> [What is required] Repeat all of the material below exactly as written, images excluded.

> [Data excerpt]
--------------------------------------------------

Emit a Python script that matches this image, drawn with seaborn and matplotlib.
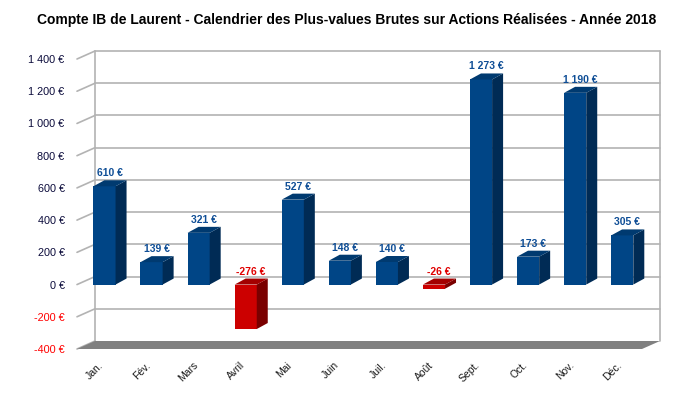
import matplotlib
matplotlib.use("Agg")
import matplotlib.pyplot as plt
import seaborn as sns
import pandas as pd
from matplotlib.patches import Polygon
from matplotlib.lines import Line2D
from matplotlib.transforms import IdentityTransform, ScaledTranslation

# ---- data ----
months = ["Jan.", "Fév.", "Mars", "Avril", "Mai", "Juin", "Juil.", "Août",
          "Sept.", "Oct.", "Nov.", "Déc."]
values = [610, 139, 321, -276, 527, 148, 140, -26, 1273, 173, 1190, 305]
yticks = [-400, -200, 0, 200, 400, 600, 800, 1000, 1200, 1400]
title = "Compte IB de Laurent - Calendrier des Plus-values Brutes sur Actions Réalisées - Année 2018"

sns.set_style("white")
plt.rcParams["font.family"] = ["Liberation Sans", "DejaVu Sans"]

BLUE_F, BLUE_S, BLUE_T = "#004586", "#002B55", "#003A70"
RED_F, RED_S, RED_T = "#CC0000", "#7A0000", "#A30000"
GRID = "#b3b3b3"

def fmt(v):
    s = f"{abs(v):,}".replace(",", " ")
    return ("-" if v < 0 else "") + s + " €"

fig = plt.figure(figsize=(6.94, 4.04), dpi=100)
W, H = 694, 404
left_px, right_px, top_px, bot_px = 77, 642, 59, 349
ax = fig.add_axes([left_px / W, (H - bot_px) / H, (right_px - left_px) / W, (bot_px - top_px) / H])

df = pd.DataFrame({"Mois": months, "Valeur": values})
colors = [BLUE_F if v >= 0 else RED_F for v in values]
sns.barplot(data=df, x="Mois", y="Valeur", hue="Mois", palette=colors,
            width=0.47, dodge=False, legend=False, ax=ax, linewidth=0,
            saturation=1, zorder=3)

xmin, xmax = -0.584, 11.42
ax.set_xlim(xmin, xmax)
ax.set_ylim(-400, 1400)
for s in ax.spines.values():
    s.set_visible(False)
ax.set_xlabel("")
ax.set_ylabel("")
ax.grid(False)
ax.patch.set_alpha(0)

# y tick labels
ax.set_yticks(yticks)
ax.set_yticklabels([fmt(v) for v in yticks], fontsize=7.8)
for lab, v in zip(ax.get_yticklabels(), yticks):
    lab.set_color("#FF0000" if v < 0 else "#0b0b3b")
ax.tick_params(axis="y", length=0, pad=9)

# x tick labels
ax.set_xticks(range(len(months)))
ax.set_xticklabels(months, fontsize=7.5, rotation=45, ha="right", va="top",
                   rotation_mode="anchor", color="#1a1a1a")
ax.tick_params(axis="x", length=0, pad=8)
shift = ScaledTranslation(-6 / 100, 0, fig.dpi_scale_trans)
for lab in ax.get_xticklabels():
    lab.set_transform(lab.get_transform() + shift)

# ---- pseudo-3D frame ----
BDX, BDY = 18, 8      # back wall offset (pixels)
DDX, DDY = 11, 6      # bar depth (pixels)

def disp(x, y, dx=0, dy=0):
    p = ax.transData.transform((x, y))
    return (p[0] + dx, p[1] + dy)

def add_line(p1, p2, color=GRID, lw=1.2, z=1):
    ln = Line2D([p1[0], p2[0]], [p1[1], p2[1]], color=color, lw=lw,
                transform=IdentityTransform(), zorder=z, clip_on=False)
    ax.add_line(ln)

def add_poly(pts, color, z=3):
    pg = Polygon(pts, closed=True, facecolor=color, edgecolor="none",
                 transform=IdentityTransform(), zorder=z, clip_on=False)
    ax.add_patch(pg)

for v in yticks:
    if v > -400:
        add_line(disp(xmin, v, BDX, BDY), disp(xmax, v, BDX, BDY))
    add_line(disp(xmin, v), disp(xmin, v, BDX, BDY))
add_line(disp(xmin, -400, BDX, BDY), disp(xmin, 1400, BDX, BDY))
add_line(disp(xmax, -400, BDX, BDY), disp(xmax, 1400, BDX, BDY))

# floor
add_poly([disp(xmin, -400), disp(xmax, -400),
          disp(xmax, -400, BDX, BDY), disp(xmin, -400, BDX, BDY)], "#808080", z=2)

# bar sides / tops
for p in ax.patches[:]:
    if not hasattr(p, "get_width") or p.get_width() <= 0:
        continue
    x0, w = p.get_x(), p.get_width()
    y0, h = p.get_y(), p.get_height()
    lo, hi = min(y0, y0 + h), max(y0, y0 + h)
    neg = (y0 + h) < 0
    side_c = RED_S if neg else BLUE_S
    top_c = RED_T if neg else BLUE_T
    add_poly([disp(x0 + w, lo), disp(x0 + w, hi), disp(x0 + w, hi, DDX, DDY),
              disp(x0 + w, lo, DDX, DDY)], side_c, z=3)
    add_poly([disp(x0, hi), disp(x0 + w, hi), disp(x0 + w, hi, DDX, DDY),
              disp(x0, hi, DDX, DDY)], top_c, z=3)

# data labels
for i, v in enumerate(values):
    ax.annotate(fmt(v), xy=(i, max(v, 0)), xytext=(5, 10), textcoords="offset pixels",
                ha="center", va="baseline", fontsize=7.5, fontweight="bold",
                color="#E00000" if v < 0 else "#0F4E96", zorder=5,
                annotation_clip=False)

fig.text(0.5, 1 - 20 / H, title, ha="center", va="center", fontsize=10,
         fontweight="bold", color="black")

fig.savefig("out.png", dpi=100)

--------------------------------------------------

> [Result of this exercise]
Emit a Python script that matches this image, drawn with seaborn and matplotlib.
import matplotlib
matplotlib.use("Agg")
import matplotlib.pyplot as plt
import seaborn as sns
import pandas as pd
from matplotlib.patches import Polygon
from matplotlib.lines import Line2D
from matplotlib.transforms import IdentityTransform, ScaledTranslation

# ---- data ----
months = ["Jan.", "Fév.", "Mars", "Avril", "Mai", "Juin", "Juil.", "Août",
          "Sept.", "Oct.", "Nov.", "Déc."]
values = [610, 139, 321, -276, 527, 148, 140, -26, 1273, 173, 1190, 305]
yticks = [-400, -200, 0, 200, 400, 600, 800, 1000, 1200, 1400]
title = "Compte IB de Laurent - Calendrier des Plus-values Brutes sur Actions Réalisées - Année 2018"

sns.set_style("white")
plt.rcParams["font.family"] = ["Liberation Sans", "DejaVu Sans"]

BLUE_F, BLUE_S, BLUE_T = "#004586", "#002B55", "#003A70"
RED_F, RED_S, RED_T = "#CC0000", "#7A0000", "#A30000"
GRID = "#b3b3b3"

def fmt(v):
    s = f"{abs(v):,}".replace(",", " ")
    return ("-" if v < 0 else "") + s + " €"

fig = plt.figure(figsize=(6.94, 4.04), dpi=100)
W, H = 694, 404
left_px, right_px, top_px, bot_px = 77, 642, 59, 349
ax = fig.add_axes([left_px / W, (H - bot_px) / H, (right_px - left_px) / W, (bot_px - top_px) / H])

df = pd.DataFrame({"Mois": months, "Valeur": values})
colors = [BLUE_F if v >= 0 else RED_F for v in values]
sns.barplot(data=df, x="Mois", y="Valeur", hue="Mois", palette=colors,
            width=0.47, dodge=False, legend=False, ax=ax, linewidth=0,
            saturation=1, zorder=3)

xmin, xmax = -0.584, 11.42
ax.set_xlim(xmin, xmax)
ax.set_ylim(-400, 1400)
for s in ax.spines.values():
    s.set_visible(False)
ax.set_xlabel("")
ax.set_ylabel("")
ax.grid(False)
ax.patch.set_alpha(0)

# y tick labels
ax.set_yticks(yticks)
ax.set_yticklabels([fmt(v) for v in yticks], fontsize=7.8)
for lab, v in zip(ax.get_yticklabels(), yticks):
    lab.set_color("#FF0000" if v < 0 else "#0b0b3b")
ax.tick_params(axis="y", length=0, pad=9)

# x tick labels
ax.set_xticks(range(len(months)))
ax.set_xticklabels(months, fontsize=7.5, rotation=45, ha="right", va="top",
                   rotation_mode="anchor", color="#1a1a1a")
ax.tick_params(axis="x", length=0, pad=8)
shift = ScaledTranslation(-6 / 100, 0, fig.dpi_scale_trans)
for lab in ax.get_xticklabels():
    lab.set_transform(lab.get_transform() + shift)

# ---- pseudo-3D frame ----
BDX, BDY = 18, 8      # back wall offset (pixels)
DDX, DDY = 11, 6      # bar depth (pixels)

def disp(x, y, dx=0, dy=0):
    p = ax.transData.transform((x, y))
    return (p[0] + dx, p[1] + dy)

def add_line(p1, p2, color=GRID, lw=1.2, z=1):
    ln = Line2D([p1[0], p2[0]], [p1[1], p2[1]], color=color, lw=lw,
                transform=IdentityTransform(), zorder=z, clip_on=False)
    ax.add_line(ln)

def add_poly(pts, color, z=3):
    pg = Polygon(pts, closed=True, facecolor=color, edgecolor="none",
                 transform=IdentityTransform(), zorder=z, clip_on=False)
    ax.add_patch(pg)

for v in yticks:
    if v > -400:
        add_line(disp(xmin, v, BDX, BDY), disp(xmax, v, BDX, BDY))
    add_line(disp(xmin, v), disp(xmin, v, BDX, BDY))
add_line(disp(xmin, -400, BDX, BDY), disp(xmin, 1400, BDX, BDY))
add_line(disp(xmax, -400, BDX, BDY), disp(xmax, 1400, BDX, BDY))

# floor
add_poly([disp(xmin, -400), disp(xmax, -400),
          disp(xmax, -400, BDX, BDY), disp(xmin, -400, BDX, BDY)], "#808080", z=2)

# bar sides / tops
for p in ax.patches[:]:
    if not hasattr(p, "get_width") or p.get_width() <= 0:
        continue
    x0, w = p.get_x(), p.get_width()
    y0, h = p.get_y(), p.get_height()
    lo, hi = min(y0, y0 + h), max(y0, y0 + h)
    neg = (y0 + h) < 0
    side_c = RED_S if neg else BLUE_S
    top_c = RED_T if neg else BLUE_T
    add_poly([disp(x0 + w, lo), disp(x0 + w, hi), disp(x0 + w, hi, DDX, DDY),
              disp(x0 + w, lo, DDX, DDY)], side_c, z=3)
    add_poly([disp(x0, hi), disp(x0 + w, hi), disp(x0 + w, hi, DDX, DDY),
              disp(x0, hi, DDX, DDY)], top_c, z=3)

# data labels
for i, v in enumerate(values):
    ax.annotate(fmt(v), xy=(i, max(v, 0)), xytext=(5, 10), textcoords="offset pixels",
                ha="center", va="baseline", fontsize=7.5, fontweight="bold",
                color="#E00000" if v < 0 else "#0F4E96", zorder=5,
                annotation_clip=False)

fig.text(0.5, 1 - 20 / H, title, ha="center", va="center", fontsize=10,
         fontweight="bold", color="black")

fig.savefig("out.png", dpi=100)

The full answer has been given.